MAGNA ASSOCIATES v. TORGROVE

United States District Court, District of Colorado (1984)

Facts

Issue

Holding — Kane, J.

Rule

Reasoning

Deep Dive: How the Court Reached Its Decision

Court's Analysis of Statutes of Limitations

The court emphasized that the statutes of limitations for claims regarding breach of fiduciary duty and fraud commenced when the plaintiffs were aware or should have been aware of the relevant facts. In this case, the Management Agreement was executed on October 21, 1977, and the plaintiffs had access to this document shortly thereafter. The court noted that the plaintiffs failed to demonstrate any ignorance of the agreement's terms, as they had copies available since at least November 1977. Thus, the court reasoned that the plaintiffs should have been cognizant of their claims regarding breach of fiduciary duty and fraud well before they filed their complaint in December 1983. The relevant statutes of limitations—five years for breach of fiduciary duty and three years for fraud—had clearly expired by that time, rendering the claims time-barred. The court rejected the plaintiffs' assertions that the limitations should be extended due to a supposed ongoing breach, stating that the harm was fully realized at the time of the agreement's execution. Moreover, the plaintiffs' argument that a different, longer statute of limitations should apply was dismissed, as the court found no basis for such a claim. The court reiterated that the nature of the right sued upon determined the applicable statute of limitations, not the form of the action or relief sought. Therefore, the court concluded that the plaintiffs had no viable claims within the applicable statutory periods.

Rejection of Continuing Breach Argument

In addressing the plaintiffs' argument that Torgrove's actions constituted a continuing breach of fiduciary duty, the court clarified that such an argument did not apply in this context. While acknowledging that there are scenarios in which a continuing breach could extend the statute of limitations, the court argued that this case did not fit that mold. The plaintiffs contended that Torgrove's conduct should be viewed as ongoing due to his continued receipt of management fees, but the court maintained that the critical act causing the harm was the signing of the Management Agreement. The court referenced legal precedents indicating that, in situations where the wrongful conduct is completed, the statute of limitations runs from that moment rather than from subsequent conduct. The court emphasized that the certainty of harm stemming from the agreement was sufficient to allow the plaintiffs to pursue their claims at that time. Thus, it determined that the completion of Torgrove's initial conduct effectively triggered the statute of limitations, meaning there could be no successful claim based on a theory of continuing breach.
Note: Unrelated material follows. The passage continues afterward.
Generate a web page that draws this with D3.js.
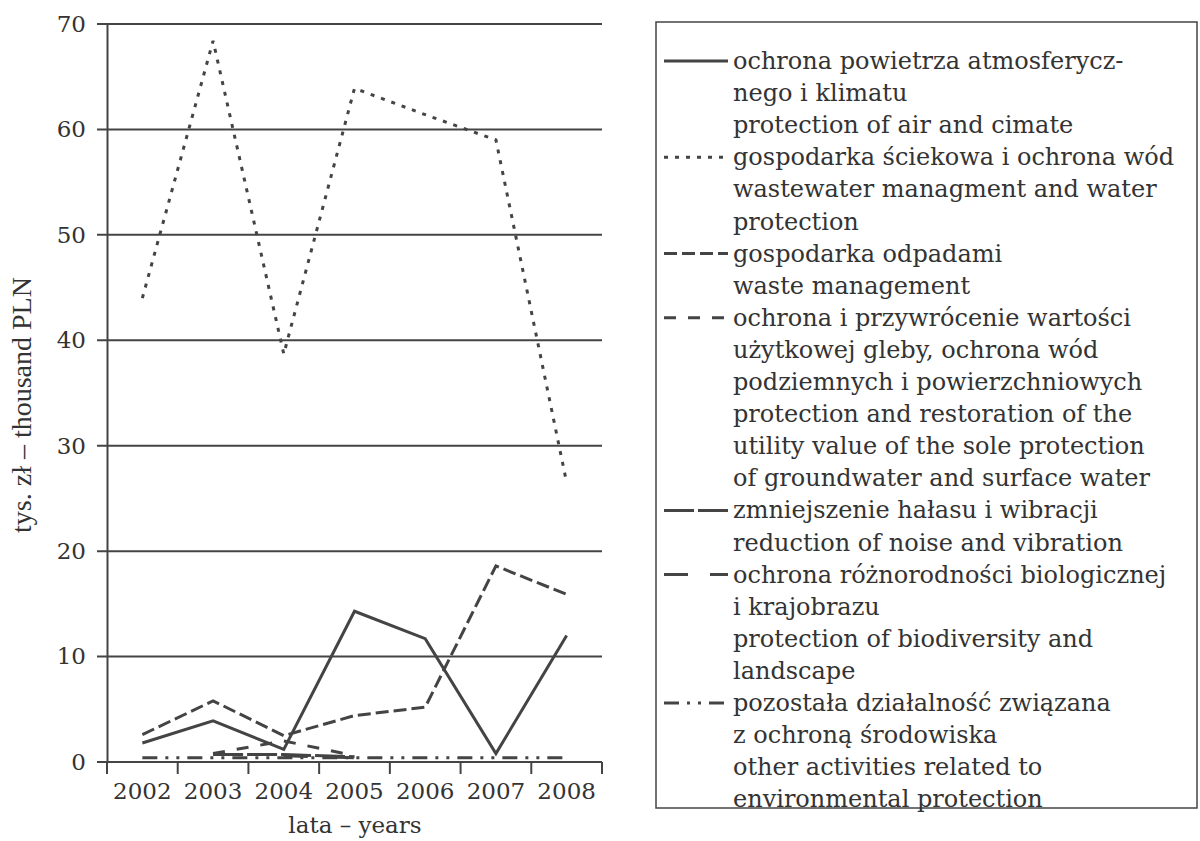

Distinction Between Contractual and Fiduciary Duties

The court also made a significant distinction between claims arising from breach of contract and those arising from breach of fiduciary duty. The plaintiffs argued that Torgrove's actions constituted a breach of the Partnership Agreement, which would invoke a longer six-year statute of limitations. However, the court found that the essence of the plaintiffs' complaint stemmed from Torgrove's fiduciary duties as a general partner rather than from any contractual obligations outlined in the Partnership Agreement. The plaintiffs had alleged that Torgrove misused his authority and engaged in self-dealing, which fell squarely under the domain of fiduciary obligations. The court concluded that the allegations were rooted in Torgrove's failure to uphold his responsibilities as a fiduciary, rather than a violation of contractual terms. Consequently, the court maintained that the applicable statutes of limitations for breach of fiduciary duty governed the case, further supporting the dismissal of the plaintiffs' claims.

Permitting Leave to Amend

Despite the dismissal of the plaintiffs' complaint, the court provided an opportunity for them to amend their claims. Recognizing the seriousness of the allegations made against Torgrove, the court allowed the plaintiffs a ten-day window to refile their complaint to include facts that could potentially toll the statutes of limitations. This decision demonstrated the court's willingness to afford the plaintiffs a chance to present their case more effectively, particularly in light of the gravity of the fraud and fiduciary duty claims alleged. The court's ruling indicated that if the plaintiffs could allege additional facts that might justify an extension of the limitations period, they could still pursue their claims. The court also suggested that, in addition to amending their claims, the plaintiffs might consider including equitable remedies such as an accounting or dissolution of the partnership in their refiled complaint. This provision for amendment emphasized the court's commitment to ensuring that justice was served while adhering to procedural limitations.